It never donned on me until we moved to California; that heel position is on the wrong side. Having rarely walked on a sidewalk when we lived in Canada; it wasn't until I was regularly walking on pathways and sidewalks that I realized that our dogs are on the wrong side. Heel position is on the left; but our dogs should walk on the right. This is because if we are walking in an area where there are lots of people and other dogs then we walk on the right, so should our dogs. Otherwise our dogs are then in the middle of the pathway and sort of in the way.
I remember when I had my first training client who asked if they could 'heel' on the right. "Of course" I said, not realizing that I then had to rethink everything that was well ingrained in my head. I had to change the finish, the swing and all my hand signals; I had to do everything in a mirror image of what I knew. It took time, I had to think it all through before brining it to them to learn; heck I had to relearn before I could teach it. But learn and teach I did and now I use both sides for Elsa. Why not teach her both? She has more brains than she knows what to do with so she will either heel or right; which is my word for heeling on the right.
She's pretty darned great at it. I have to say that we use 'right' far more than we do 'heel.' I tend to use 'right' when we are out and about in more crowded areas; and let her walk where she pleases when we are at parks and open spaces. Now we have to work on teaching 'turn' on the right side which is again entirely different. When I say "turn," Elsa knows that she must hold back because I am going to turn directly in front of her. With lots of training she knows how quickly I turn and she's on the ball. A turn with her on the right will be the same except that I will be coming from her left going right.
I've been teaching 'heel' since the age of 13; that is a very long time. It is one of the harder things to teach; simply because you must take a great deal of time to get it correct. Once it is taught you can teach heeling on the other side if you like; that or just teach the right side from the get go. A dog must learn where the position is and then to walk and continue to stay there while you move. Then you add in the sit when I stop aspect. There is no yanking involved; that was long ago and it makes me shudder how much yanking we were taught. NO YANKING OF NECKS. I cannot believe how callous many humans have become to neck yanking.

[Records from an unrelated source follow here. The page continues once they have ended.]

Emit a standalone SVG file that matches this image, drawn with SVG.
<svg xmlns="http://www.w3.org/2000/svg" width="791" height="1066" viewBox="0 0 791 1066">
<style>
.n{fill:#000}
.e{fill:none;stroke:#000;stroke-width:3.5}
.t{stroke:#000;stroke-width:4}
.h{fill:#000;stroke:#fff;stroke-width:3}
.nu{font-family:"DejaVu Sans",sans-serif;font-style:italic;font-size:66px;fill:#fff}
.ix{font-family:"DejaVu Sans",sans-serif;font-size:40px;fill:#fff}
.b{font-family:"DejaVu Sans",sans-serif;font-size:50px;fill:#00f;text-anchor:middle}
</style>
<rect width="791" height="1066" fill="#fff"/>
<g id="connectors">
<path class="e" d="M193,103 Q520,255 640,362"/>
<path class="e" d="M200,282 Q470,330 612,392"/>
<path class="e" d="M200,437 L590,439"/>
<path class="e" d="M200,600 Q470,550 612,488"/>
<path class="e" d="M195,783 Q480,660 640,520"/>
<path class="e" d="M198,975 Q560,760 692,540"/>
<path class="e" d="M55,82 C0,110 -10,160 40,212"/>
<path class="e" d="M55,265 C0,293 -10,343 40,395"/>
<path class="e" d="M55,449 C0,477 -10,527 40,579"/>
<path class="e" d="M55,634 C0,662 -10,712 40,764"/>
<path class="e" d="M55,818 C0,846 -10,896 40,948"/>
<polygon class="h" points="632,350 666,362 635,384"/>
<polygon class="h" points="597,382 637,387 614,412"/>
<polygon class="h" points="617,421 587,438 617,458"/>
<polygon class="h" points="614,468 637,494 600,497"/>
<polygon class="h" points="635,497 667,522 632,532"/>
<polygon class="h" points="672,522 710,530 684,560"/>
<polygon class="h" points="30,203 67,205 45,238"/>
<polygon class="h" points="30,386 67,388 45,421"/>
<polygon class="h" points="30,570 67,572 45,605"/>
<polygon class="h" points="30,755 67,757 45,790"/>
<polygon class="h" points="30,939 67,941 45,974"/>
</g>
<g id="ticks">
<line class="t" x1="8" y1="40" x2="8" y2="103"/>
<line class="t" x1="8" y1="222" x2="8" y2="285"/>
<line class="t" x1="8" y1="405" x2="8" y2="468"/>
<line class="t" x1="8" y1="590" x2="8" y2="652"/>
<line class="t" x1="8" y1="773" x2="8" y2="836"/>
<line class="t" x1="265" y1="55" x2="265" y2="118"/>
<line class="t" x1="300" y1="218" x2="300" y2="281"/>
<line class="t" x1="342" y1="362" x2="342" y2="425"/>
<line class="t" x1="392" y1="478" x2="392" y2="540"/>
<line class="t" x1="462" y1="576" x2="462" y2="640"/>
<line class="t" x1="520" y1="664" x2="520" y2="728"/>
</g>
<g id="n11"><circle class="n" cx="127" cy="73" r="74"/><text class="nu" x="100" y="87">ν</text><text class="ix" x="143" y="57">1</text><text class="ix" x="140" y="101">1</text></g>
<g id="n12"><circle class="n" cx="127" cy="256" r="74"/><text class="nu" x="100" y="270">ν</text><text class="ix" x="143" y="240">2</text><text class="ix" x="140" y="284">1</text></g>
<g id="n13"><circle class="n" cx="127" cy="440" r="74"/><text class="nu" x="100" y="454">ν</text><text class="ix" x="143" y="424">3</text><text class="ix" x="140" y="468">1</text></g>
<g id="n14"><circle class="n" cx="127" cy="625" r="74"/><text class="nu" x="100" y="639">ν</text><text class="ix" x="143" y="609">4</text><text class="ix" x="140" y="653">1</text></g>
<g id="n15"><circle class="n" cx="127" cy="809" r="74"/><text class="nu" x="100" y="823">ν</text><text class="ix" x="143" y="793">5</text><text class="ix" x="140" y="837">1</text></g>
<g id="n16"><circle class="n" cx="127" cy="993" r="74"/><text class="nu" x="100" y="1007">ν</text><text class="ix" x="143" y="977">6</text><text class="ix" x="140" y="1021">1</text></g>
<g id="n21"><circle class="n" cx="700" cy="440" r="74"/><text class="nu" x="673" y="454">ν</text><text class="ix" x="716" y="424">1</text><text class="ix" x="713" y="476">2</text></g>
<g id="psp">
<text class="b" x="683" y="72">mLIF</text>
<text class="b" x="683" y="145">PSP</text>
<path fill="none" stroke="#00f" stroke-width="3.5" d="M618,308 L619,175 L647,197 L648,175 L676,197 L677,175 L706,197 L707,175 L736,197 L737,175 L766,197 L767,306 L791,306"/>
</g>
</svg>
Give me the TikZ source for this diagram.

So whether you are a lefty or righty makes no difference as far as where you heel. You can do either, both or none. It is entirely up to you. On a day to day, out in the public world; I would say that the 'right' side is of more use. If you have never taught heel then hire a professional. I always laugh when I see people repeating "heel, heel, heel" to their dog and have no idea what heel really means. Dogs don't come pre-programmed with the knowledge of 'heel."